Deep Dive: How the Court Reached Its Decision
Disgorgement as a Remedy
The court reasoned that disgorgement is an appropriate remedy for violations of securities laws as it aims to deprive violators of their ill-gotten gains and deter future misconduct. The SEC demonstrated a reasonable approximation of Altieri's profits from his fraudulent activities, which were linked to the over $94 million he raised from investors. The funds were primarily used to pay earlier investors, characteristic of a Ponzi scheme, where returns to existing investors are paid from the capital of new investors rather than from profit earned. The court emphasized that disgorgement serves not only to reclaim the profits obtained through illegal means but also to protect the integrity of the securities market by removing any monetary reward for such unlawful conduct. Furthermore, the court highlighted that the uncertainty in calculating the amount of disgorgement should fall on Altieri, as his fraudulent actions created this uncertainty. Thus, the court determined that the SEC's request for disgorgement was justified and set the amount at $10,816,047.90, which represented a reasonable approximation of Altieri’s net profits from his illegal activities.
Prejudgment Interest
In addition to disgorgement, the court addressed the SEC's request for prejudgment interest, which is designed to prevent the wrongdoer from benefiting from an interest-free loan derived from illegal activities. The court noted that awarding prejudgment interest serves to compensate the defrauded investors for the time value of money that they lost due to Altieri's fraudulent conduct. The SEC calculated the prejudgment interest based on the IRS underpayment rate, which is a standard method for such calculations to ensure consistency and fairness. The total prejudgment interest calculated amounted to $1,648,890.31, reflecting the principal disgorgement amount over the relevant period.
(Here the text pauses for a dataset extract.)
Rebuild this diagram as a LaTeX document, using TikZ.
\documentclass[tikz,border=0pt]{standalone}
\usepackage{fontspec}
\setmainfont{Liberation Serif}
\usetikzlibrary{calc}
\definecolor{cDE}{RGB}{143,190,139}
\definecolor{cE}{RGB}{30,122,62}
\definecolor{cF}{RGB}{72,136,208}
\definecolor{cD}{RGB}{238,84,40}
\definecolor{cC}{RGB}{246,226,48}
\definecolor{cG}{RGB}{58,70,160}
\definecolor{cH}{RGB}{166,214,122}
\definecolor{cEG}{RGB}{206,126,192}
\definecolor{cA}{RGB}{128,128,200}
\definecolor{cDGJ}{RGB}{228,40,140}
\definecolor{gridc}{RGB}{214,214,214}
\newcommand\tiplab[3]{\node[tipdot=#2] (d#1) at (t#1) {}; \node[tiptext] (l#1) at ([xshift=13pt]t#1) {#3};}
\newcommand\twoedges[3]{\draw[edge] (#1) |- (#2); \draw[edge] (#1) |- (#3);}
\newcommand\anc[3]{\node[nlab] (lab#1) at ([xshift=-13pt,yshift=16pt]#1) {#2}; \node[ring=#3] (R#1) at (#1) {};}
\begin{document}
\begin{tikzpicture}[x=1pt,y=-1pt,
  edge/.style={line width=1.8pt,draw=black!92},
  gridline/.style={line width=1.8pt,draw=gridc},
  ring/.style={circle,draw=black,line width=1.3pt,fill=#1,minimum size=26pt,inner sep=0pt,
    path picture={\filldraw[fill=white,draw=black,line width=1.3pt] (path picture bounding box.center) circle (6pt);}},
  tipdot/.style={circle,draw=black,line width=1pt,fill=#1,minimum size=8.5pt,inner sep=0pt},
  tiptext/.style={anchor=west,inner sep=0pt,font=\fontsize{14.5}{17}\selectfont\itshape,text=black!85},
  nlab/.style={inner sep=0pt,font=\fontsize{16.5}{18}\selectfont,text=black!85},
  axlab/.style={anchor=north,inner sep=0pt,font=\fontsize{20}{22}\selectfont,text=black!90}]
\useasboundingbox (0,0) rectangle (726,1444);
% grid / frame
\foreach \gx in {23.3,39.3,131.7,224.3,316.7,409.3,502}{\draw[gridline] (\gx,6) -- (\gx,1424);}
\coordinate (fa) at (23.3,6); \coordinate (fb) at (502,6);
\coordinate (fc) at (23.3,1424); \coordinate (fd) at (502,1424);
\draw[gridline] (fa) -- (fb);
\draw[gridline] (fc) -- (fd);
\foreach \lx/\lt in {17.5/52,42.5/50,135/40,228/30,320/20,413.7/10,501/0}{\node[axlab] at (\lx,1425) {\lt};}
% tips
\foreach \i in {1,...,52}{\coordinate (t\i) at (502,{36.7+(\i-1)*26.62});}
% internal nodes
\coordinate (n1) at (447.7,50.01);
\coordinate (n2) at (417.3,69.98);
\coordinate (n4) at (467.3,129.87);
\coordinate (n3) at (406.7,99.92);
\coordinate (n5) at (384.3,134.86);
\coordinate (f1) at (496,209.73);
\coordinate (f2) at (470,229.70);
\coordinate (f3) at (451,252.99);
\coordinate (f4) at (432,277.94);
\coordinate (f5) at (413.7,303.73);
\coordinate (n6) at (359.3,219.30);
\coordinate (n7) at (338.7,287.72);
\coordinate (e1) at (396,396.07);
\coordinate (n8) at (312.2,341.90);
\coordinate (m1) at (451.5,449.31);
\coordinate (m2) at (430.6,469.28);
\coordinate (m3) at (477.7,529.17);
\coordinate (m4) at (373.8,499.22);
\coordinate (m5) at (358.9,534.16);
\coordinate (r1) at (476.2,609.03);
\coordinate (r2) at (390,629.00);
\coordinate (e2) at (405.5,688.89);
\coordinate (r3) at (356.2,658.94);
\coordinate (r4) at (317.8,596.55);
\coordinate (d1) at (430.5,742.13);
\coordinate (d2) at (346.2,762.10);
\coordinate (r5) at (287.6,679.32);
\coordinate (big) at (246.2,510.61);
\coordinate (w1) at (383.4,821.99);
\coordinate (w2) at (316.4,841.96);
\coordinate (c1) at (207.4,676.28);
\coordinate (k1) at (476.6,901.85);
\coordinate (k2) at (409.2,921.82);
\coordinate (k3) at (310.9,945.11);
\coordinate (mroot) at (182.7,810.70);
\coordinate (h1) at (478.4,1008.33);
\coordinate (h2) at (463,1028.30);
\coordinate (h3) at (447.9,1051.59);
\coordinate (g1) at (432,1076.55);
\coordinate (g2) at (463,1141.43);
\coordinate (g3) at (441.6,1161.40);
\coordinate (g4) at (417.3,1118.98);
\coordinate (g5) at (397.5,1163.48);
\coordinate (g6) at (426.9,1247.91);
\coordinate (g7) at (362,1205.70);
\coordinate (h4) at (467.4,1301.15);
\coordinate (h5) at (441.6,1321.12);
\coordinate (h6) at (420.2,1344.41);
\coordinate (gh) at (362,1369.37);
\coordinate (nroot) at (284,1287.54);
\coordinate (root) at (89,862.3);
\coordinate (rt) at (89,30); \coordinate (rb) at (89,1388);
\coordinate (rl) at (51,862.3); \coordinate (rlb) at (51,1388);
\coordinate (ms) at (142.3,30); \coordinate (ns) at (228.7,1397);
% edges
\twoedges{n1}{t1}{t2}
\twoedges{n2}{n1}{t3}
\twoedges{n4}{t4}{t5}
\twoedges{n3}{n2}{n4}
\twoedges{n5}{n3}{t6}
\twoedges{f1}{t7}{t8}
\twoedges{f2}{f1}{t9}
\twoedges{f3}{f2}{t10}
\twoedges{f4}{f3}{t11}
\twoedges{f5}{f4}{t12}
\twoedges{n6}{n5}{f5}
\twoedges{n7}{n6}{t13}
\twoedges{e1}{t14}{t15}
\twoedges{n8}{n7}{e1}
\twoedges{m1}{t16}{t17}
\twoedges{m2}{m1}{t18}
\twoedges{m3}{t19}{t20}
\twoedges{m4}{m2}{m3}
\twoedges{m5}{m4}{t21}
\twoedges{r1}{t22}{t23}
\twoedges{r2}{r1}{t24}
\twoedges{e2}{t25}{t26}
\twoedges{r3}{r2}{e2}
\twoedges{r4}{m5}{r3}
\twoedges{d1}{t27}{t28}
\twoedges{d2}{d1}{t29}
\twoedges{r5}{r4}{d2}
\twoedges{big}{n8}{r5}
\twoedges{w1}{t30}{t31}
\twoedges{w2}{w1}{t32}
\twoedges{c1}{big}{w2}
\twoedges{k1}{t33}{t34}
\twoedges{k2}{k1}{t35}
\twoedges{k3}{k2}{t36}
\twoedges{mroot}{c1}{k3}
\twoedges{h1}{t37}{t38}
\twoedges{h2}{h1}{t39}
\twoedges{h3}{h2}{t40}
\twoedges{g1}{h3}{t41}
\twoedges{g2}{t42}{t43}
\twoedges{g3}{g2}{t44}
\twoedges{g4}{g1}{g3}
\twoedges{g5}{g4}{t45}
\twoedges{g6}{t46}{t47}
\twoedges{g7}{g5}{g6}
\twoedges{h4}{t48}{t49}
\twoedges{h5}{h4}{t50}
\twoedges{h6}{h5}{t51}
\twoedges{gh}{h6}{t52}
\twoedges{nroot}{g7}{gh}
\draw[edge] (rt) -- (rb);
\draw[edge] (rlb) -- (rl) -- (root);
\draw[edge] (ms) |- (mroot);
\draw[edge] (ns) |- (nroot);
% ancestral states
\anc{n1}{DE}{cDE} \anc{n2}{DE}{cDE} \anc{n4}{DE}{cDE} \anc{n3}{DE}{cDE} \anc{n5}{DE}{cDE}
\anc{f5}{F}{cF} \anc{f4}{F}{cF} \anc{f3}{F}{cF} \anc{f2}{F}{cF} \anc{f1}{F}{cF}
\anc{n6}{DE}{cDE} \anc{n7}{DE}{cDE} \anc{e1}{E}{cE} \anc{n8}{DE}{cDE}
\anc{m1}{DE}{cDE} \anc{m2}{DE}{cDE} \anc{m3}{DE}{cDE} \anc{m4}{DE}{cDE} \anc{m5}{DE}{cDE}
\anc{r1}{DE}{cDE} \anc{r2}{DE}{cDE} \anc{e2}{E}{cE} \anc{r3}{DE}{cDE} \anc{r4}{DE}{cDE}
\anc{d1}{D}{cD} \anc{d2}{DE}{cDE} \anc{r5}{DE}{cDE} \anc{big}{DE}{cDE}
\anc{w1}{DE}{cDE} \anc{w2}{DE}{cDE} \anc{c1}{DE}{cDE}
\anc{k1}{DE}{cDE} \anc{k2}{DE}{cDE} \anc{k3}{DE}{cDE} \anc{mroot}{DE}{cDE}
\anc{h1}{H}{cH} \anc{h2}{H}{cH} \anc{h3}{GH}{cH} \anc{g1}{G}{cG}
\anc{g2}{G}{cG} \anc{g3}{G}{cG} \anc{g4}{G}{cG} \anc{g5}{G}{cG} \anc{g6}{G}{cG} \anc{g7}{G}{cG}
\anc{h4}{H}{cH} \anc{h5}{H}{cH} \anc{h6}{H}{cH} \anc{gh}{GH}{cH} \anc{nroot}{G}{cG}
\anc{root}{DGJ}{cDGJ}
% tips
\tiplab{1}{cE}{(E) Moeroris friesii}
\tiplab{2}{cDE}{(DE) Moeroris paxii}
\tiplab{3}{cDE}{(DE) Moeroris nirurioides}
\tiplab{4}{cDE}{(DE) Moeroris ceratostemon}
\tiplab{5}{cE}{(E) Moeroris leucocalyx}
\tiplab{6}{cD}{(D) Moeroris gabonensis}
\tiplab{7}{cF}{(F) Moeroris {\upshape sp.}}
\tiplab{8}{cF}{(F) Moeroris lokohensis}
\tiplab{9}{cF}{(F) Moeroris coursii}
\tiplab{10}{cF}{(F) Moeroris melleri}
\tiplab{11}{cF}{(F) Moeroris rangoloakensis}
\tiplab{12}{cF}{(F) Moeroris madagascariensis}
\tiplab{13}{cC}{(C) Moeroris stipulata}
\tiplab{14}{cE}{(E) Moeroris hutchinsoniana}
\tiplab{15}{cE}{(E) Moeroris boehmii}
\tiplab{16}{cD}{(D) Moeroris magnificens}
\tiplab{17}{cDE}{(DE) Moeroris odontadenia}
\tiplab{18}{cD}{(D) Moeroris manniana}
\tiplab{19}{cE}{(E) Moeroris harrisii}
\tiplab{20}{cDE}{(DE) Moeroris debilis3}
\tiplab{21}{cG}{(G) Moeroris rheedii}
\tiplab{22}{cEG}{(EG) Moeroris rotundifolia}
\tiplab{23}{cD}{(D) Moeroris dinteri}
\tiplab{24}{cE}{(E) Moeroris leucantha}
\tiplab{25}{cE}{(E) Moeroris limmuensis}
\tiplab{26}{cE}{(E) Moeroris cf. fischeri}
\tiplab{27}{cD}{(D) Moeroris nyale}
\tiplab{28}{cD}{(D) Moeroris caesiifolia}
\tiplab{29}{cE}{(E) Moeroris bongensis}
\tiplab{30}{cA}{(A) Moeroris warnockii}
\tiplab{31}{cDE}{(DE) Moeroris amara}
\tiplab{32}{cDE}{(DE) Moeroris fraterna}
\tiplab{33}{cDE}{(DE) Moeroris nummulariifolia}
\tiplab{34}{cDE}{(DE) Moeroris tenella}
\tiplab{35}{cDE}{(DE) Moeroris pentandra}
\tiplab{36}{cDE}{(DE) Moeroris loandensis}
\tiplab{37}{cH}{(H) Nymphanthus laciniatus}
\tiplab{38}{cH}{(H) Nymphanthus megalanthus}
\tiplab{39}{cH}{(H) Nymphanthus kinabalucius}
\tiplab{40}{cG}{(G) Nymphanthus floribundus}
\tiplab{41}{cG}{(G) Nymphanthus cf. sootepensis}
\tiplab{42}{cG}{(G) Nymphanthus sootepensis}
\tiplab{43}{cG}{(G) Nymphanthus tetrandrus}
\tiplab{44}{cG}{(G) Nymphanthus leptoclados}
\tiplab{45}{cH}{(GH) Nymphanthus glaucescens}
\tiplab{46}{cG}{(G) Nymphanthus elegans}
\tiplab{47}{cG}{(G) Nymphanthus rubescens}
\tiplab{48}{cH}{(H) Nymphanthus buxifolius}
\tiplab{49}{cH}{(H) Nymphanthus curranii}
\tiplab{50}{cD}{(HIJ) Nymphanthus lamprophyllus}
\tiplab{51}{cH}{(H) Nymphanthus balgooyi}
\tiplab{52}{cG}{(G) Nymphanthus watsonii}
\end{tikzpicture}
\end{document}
By granting prejudgment interest, the court underscored the principle that victims of fraud should be made whole, as much as possible, and that the violator should not benefit from the delay in remedying the financial harm caused to the investors.
Civil Penalties
The court further reasoned that a civil penalty was warranted in this case to both punish Altieri for his misconduct and deter future violations of securities laws. The SEC sought a third-tier civil penalty due to the egregious nature of Altieri's actions, which involved significant fraud and created substantial risk of loss for the investors, the majority of whom were vulnerable and unsophisticated individuals. The court considered several factors in determining the appropriateness of the penalty, including the severity of Altieri's conduct, the degree of his intent or recklessness, and the substantial losses incurred by his victims. The court concluded that the requested civil penalty of $10,816,047.90 was appropriate given the scale of the fraud, Altieri's repeated misrepresentations, and the overall impact on the defrauded investors. By imposing this penalty, the court aimed to reinforce the message that securities fraud will not be tolerated and that violators will face significant consequences for their actions.
Conclusion
Ultimately, the court recommended granting the SEC's motion for monetary relief, which included disgorgement, prejudgment interest, and a civil penalty. The recommendations reflected the court's commitment to enforcing securities laws and protecting investors from fraudulent schemes. By ordering Altieri to pay substantial financial penalties, the court aimed to ensure that he would not benefit from his unlawful conduct and that the victims of his scheme would receive some measure of restitution. The decision highlighted the broader goal of the securities laws to deter future violations and maintain the integrity of the financial markets. The court's reasoning illustrated a balanced approach, weighing the need for accountability against the principles of justice for the defrauded investors. Thus, the court's recommendations upheld the essential functions of the SEC in regulating the securities industry and safeguarding investor interests.